Among die-hard horror aficionados, there are certain films that have been lost to the masses, yet are championed by the fanatics—obscure works of cinema that stand as secret passwords within those closed circles of terror purists. Name-drop 1971’s LET’S SCARE JESSICA TO DEATH to any die-hard, and consider yourself a member of the club.

This morsel of ’70s celluloid seems to be savored by a devout few so passionately, so ardently, their overprotectiveness is eerily reminiscent of the victims lost in the vampire-like trance of the succubic centerpiece of this cult classic. For every benchmark horror film like Robert Wise’s THE HAUNTING, you’ll find a little sister flick like JESSICA tucked within its shadow—a movie that shares the same predispositions as its predecessor, but sadly remains eclipsed by its bigger cinematic sibling’s success. So please pay heed to this humble horror honcho when I say that this little sibling deserves our attention for being the frightening diamond in the rough that it truly is.

JESSICA is a quiet film that favors restraint over flash. There is no gore, no violence to tantalize the eye. But it rewards its audience’s patience by offering up a portrait of ghosts both living and dead, phantasmal and sociopolitical—a time capsule of a nation in transition, where the hippies of the ’60s are now refugees of their own generation, leaving behind their ideals to enter a new decade homeless and haunted.

The first ghost we see in JESSICA is Jessica (Zohra Lampert) herself.

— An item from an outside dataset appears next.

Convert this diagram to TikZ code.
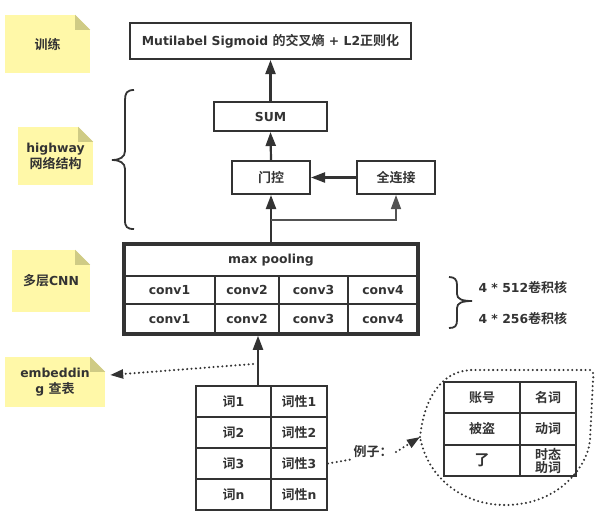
\documentclass[tikz,border=0pt]{standalone}
\usepackage{fontspec}
\setmainfont{DejaVu Sans}
\newfontfamily\cjk{Noto Sans CJK SC}[BoldFont={* Bold}]
\newcommand\zh[1]{{\cjk\fontsize{13}{16}\selectfont #1}}
\usetikzlibrary{arrows.meta}
\definecolor{ink}{HTML}{333333}
\definecolor{noteY}{HTML}{FFF8A8}
\definecolor{noteF}{HTML}{CFCB85}
\tikzset{
  txt/.style={text=ink, font=\fontsize{12.4}{16}\selectfont\bfseries, align=center},
  box/.style={txt, draw=ink, line width=2pt, fill=white, inner sep=0pt},
  cell/.style={txt, draw=ink, line width=2pt, inner sep=0pt},
  note/.style={txt, fill=noteY, inner sep=0pt},
  arr/.style={draw=ink, line width=2.2pt, -{Triangle[length=14pt,width=10pt]}},
  branch/.style={draw=ink!85, line width=1.5pt, -{Triangle[length=14pt,width=10pt]}},
  dots/.style={draw=ink, line width=2.3pt, dash pattern=on 0pt off 4.4pt, line cap=round},
  dotarr/.style={dots, -{Triangle[length=13pt,width=9pt]}},
  brace/.style={draw=ink, line width=1.8pt},
}
\newcommand\fold[1]{%
  \fill[white] (#1.north east) -- ++(-15,0) -- ++(15,15) -- cycle;
  \fill[noteF] (#1.north east) ++(-15,0) -- ++(15,15) -- ++(-15,0) -- cycle;}
\begin{document}
\begin{tikzpicture}[x=1pt,y=-1pt]
\useasboundingbox[fill=white] (0,0) rectangle (607,523);

% notes
\node[note, minimum width=85, minimum height=58] (ntrain) at (47.5,44) {\zh{训练}};
\fold{ntrain}
\node[note, minimum width=75, minimum height=58] (nhw) at (55.5,156) {highway\\\zh{网络结构}};
\fold{nhw}
\node[note, minimum width=78, minimum height=62] (ncnn) at (51,281) {\zh{多层}CNN};
\fold{ncnn}
\node[note, minimum width=100, minimum height=50] (emb) at (55,382) {embeddin\\g \zh{查表}};
\fold{emb}

% upper boxes
\node[box, minimum width=281, minimum height=36] (top) at (270.5,41) {Mutilabel Sigmoid \zh{的交叉熵} + L2\zh{正则化}};
\node[box, minimum width=113, minimum height=29] (sum) at (270.5,116.5) {SUM};
\node[box, minimum width=78, minimum height=33] (gate) at (271,177.5) {\zh{门控}};
\node[box, minimum width=78, minimum height=33] (fc) at (396,177.5) {\zh{全连接}};

% CNN table
\node[cell, minimum width=294, minimum height=32] (p) at (271,260) {max pooling};
\node[cell, minimum width=91, minimum height=28] (a1) at (169.5,290) {conv1};
\node[cell, minimum width=64, minimum height=28] (a2) at (247,290) {conv2};
\node[cell, minimum width=69, minimum height=28] (a3) at (313.5,290) {conv3};
\node[cell, minimum width=70, minimum height=28] (a4) at (383,290) {conv4};
\node[cell, minimum width=91, minimum height=30] (b1) at (169.5,319) {conv1};
\node[cell, minimum width=64, minimum height=30] (b2) at (247,319) {conv2};
\node[cell, minimum width=69, minimum height=30] (b3) at (313.5,319) {conv3};
\node[cell, minimum width=70, minimum height=30] (b4) at (383,319) {conv4};
\node[draw=ink, line width=3.5pt, minimum width=294, minimum height=90, inner sep=0pt] (cnn) at (271,289) {};

% arrows in the upper part
\draw[arr] (sum.north) -- (top.south);
\draw[arr] (gate.north) -- (sum.south);
\draw[arr] (fc.west) -- (gate.east);
\draw[arr] (cnn.north) -- (gate.south);
\coordinate (br) at (271,220);
\draw[branch] (br) -| (fc.south);

% braces
\draw[brace] (134,90) .. controls (127,90) and (125,93) .. (125,100) -- (125,151)
  .. controls (125,157) and (120,160) .. (112,160)
  .. controls (120,160) and (125,163) .. (125,169) -- (125,220)
  .. controls (125,227) and (127,229) .. (134,229);
\draw[brace] (449,277) .. controls (455,277) and (457,280) .. (457,285) -- (457,294)
  .. controls (457,299) and (462,301) .. (472,301)
  .. controls (462,301) and (457,303) .. (457,308) -- (457,320)
  .. controls (457,326) and (455,328) .. (449,328);
\node[txt, anchor=west] (k512) at (475,287) {4 * 512\zh{卷积核}};
\node[txt, anchor=west] (k256) at (475,318) {4 * 256\zh{卷积核}};

% word table
\node[cell, minimum width=75, minimum height=31] (w11) at (233.5,401.5) {\zh{词}1};
\node[cell, minimum width=56, minimum height=31] (w12) at (299,401.5) {\zh{词性}1};
\node[cell, minimum width=75, minimum height=31] (w21) at (233.5,432.5) {\zh{词}2};
\node[cell, minimum width=56, minimum height=31] (w22) at (299,432.5) {\zh{词性}2};
\node[cell, minimum width=75, minimum height=31] (w31) at (233.5,463.5) {\zh{词}3};
\node[cell, minimum width=56, minimum height=31] (w32) at (299,463.5) {\zh{词性}3};
\node[cell, minimum width=75, minimum height=31] (w41) at (233.5,494.5) {\zh{词}n};
\node[cell, minimum width=56, minimum height=31] (w42) at (299,494.5) {\zh{词性}n};

\coordinate (wtop) at (258,386);
\draw[arr] (wtop) -- (wtop |- cnn.south);
\coordinate (embsrc) at (253,364);
\draw[dotarr] (embsrc) -- ([shift={(5,-7)}]emb.east);

% example
\node[txt] (ex) at (373,452) {\zh{例子：}};
\draw[dots] (w32.east) -- ([yshift=2pt]ex.south west);
\coordinate (cl) at (420,437);
\draw[dotarr] (ex.east) -- (cl);
\draw[dots] (cl) .. controls (424,400) and (440,372) .. (470,370) -- (590,370)
  .. controls (593,371) and (594,374) .. (593,380) -- (590,440)
  .. controls (588,465) and (560,505) .. (505,505)
  .. controls (465,505) and (428,480) .. (cl);

\node[cell, minimum width=76, minimum height=31] (e11) at (482,397.5) {\zh{账号}};
\node[cell, minimum width=56, minimum height=31] (e12) at (548,397.5) {\zh{名词}};
\node[cell, minimum width=76, minimum height=32] (e21) at (482,429) {\zh{被盗}};
\node[cell, minimum width=56, minimum height=32] (e22) at (548,429) {\zh{动词}};
\node[cell, minimum width=76, minimum height=31] (e31) at (482,460.5) {{\cjk\fontsize{15}{16}\selectfont 了}};
\node[cell, minimum width=56, minimum height=31, font=\fontsize{12}{13}\selectfont\bfseries] (e32) at (548,460.5) {{\cjk\fontsize{13}{14}\selectfont 时态}\\{\cjk\fontsize{13}{14}\selectfont 助词}};
\end{tikzpicture}
\end{document}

Freshly discharged from a psychiatric ward where she spent a spell for reasons never illuminated, she is a wandering spirit who, along with her free-loving compatriots Duncan (Barton Heyman) and Woody (Kevin O’Connor), leaves New York City for small-town tranquility in hopes of starting over. Husband Duncan has just bought an apple orchard in Connecticut, sinking everything he owns into “the old Bishop place”—a Gothic mansion bordered by a massive lake that holds some ghosts of its own.

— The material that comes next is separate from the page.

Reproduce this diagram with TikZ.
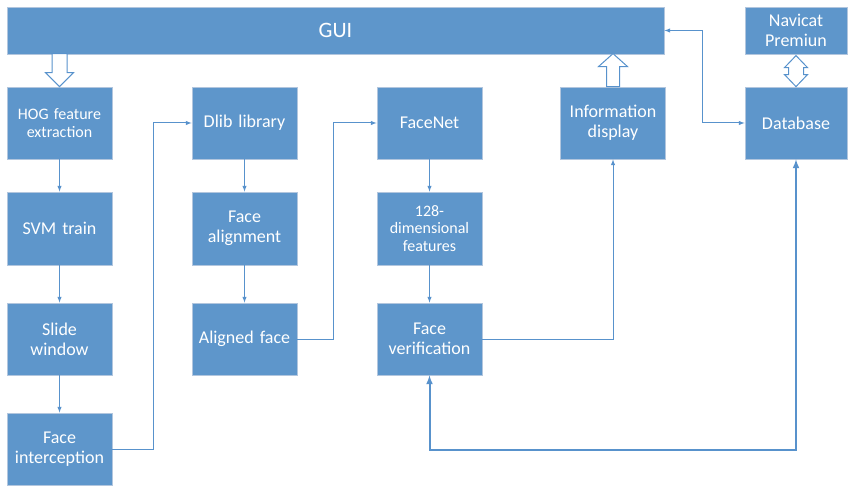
\documentclass[tikz,border=0pt]{standalone}
\usepackage{fontspec}
\setmainfont{Carlito}
\usetikzlibrary{arrows, positioning}

\definecolor{boxblue}{RGB}{94,150,203}
\definecolor{edgeblue}{RGB}{178,198,222}
\definecolor{lineblue}{RGB}{88,146,204}

\begin{document}
\begin{tikzpicture}[x=1pt, y=-1pt, >=latex,
  main/.style = {draw=edgeblue, line width=0.8pt, fill=boxblue, text=white, align=center,
                 minimum width=105pt, minimum height=72pt, text width=98pt, inner sep=0pt,
                 font=\fontsize{18}{20}\selectfont},
  small/.style = {font=\fontsize{16}{17.5}\selectfont},
  link/.style = {draw=lineblue, line width=1pt},
  hollow/.style = {draw=lineblue, fill=white, line width=1pt, line join=miter}]
\useasboundingbox (0,0) rectangle (848,486);
\node[main, minimum width=657pt, minimum height=47pt, text width=600pt, font=\fontsize{22}{24}\selectfont] (gui) at (335.5,30.5) {GUI};
\node[main, minimum width=102pt, minimum height=47pt] (nav) at (796,30.5) {Navicat\\Premiun};
\node[main, small] (hog) at (59.5,123) {HOG feature\\extraction};
\node[main, minimum height=73pt] (svm) at (59.5,228.5) {SVM train};
\node[main] (slide) at (59.5,339) {Slide\\window};
\node[main] (cut) at (59.5,449) {Face\\interception};
\node[main] (dlib) at (244.5,123) {Dlib library};
\node[main, minimum height=73pt] (align) at (244.5,228.5) {Face\\alignment};
\node[main] (aligned) at (244.5,339) {Aligned face};
\node[main] (facenet) at (429.5,123) {FaceNet};
\node[main, small, minimum height=73pt] (feat) at (429.5,228.5) {128-\\dimensional\\features};
\node[main] (verify) at (429.5,339) {Face\\verification};
\node[main] (info) at (613,123) {Information\\display};
\node[main, minimum width=102pt] (db) at (796,123) {Database};
% column flows
\draw[link, ->] (hog) -- (svm);
\draw[link, ->] (svm) -- (slide);
\draw[link, ->] (slide) -- (cut);
\draw[link, ->] (dlib) -- (align);
\draw[link, ->] (align) -- (aligned);
\draw[link, ->] (facenet) -- (feat);
\draw[link, ->] (feat) -- (verify);
\draw[link, ->] (cut.east) -- ++(41,0) |- (dlib.west);
\draw[link, ->] (aligned.east) -- ++(36,0) |- (facenet.west);
\draw[link, ->] (verify.east) -| (info.south);
\draw[link, <->] (gui.east) -- ++(38,0) |- (db.west);
\draw[link, line width=2pt, <->] (verify.south) -- ++(0,75) -| (db.south);
% block arrows
\draw[hollow] (hog.north) -- ++(-14,-14) -- ++(6.5,0) -- ++(0,-19) -- ++(15,0) -- ++(0,19) -- ++(6.5,0) -- cycle;
\draw[hollow] (info.north) -- ++(-6.5,0) -- ++(0,-20) -- ++(-8,0) -- ++(14.5,-13) -- ++(14.5,13) -- ++(-8,0) -- ++(0,20) -- cycle;
\draw[hollow] (db.north) -- ++(-11.5,-12) -- ++(4,0) -- ++(0,-7) -- ++(-4,0) -- ++(11.5,-12) -- ++(11.5,12) -- ++(-4,0) -- ++(0,7) -- ++(4,0) -- cycle;
\end{tikzpicture}
\end{document}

Upon their arrival, the crew quickly encounters Emily (Mariclaire Costello), a dead red-headed ringer for Beverly D’Angelo circa COAL MINER’S DAUGHTER. A look of relief sweeps over Jessica’s face once she realizes that Emily is in fact flesh and blood and not just another one of her flights of fancy, saying, “Oh! You can see her too!” But it’s not long before Jessica is hearing voices once more, and the film begins its descent into one woman’s frantic madness. “The nation was mentally and morally ill in the early ’70s of America,” composer Orville Stoeber says over at www.letsscarejessicatodeath.net. “[Director John Hancock] used Jessica as a metaphor for our moral confusion of that time.”

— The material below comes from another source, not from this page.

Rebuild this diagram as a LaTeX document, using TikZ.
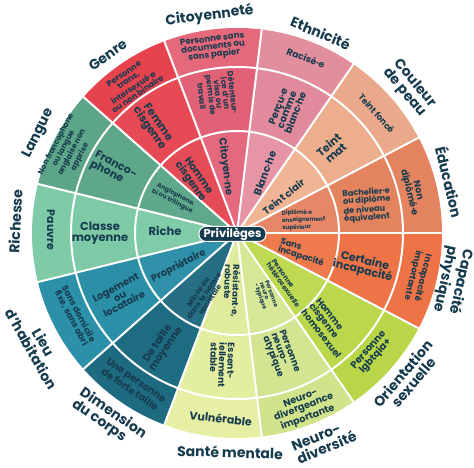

Lampert’s unnerving turn as our titular victim displays strains of Diane Keaton at her most manic—a haunted ANNIE HALL. A two-time Tony Award nominee, Lampert endows Jessica with a delicate sense of mental fragility oft lost amongst her overly bombastic scream-queen contemporaries. There is a level of nuance to her performance that is so engaging to watch, so rich with minute detail; every flutter of the eyelid, every pitiful lift of her upper lip in an attempt to smile is yet another striking display of her character’s crumbling sanity. Voiceovers combat against the voices in Jessica’s head, leaving the audience to ascertain just who’s talking to whom here. Is Jessica just hearing things? Or is Emily really the houseguest from hell? Given the strength of Lampert’s turn, we feel as if the camera is capturing as many ghosts as it can—and yet, still, we are only privy to a fraction of the spirits swarming about Jessica’s fragile mind.

For all intents and purposes, LET’S SCARE JESSICA TO DEATH should have been dead and buried in an early VHS grave. How it survived video-store limbo and made the leap to DVD at all is something of an anomaly that speaks more of its resiliency amongst its fans than anything else. Much like the soggy banshee that has lived for centuries at the bottom of Brookfield Lake, the film endures due to its hardcore devotees. FANGORIA itself ran a thorough love letter to JESSICA in 2005 (issue #241), citing it as one of “horror’s most overlooked gems.” The Chicago Film Critics Association listed it at number 87 in its top 100 scariest films ever made. Even Stephen King stamped the film with his seal of approval. That it continues to resonate with this devoted few should hopefully convert a new viewer or two. Not for the proposed Robert Evans-produced remake that has been muttered about on-line, mind you but a return to the original in all its grainy celluloid glory.

In his very first feature, director and co-writer Hancock (who also scripted the film, as Ralph Rose, with Lee Kalcheim, who adopted his own pseudonym, Norman Jonas) creates a Gothic ambiance that should place his shaggy masterpiece alongside Jack Clayton’s THE INNOCENTS and Frank LaLoggia’s uneven-but-fun LADY IN WHITE. Hell, it’s safe to say even big sis would be proud.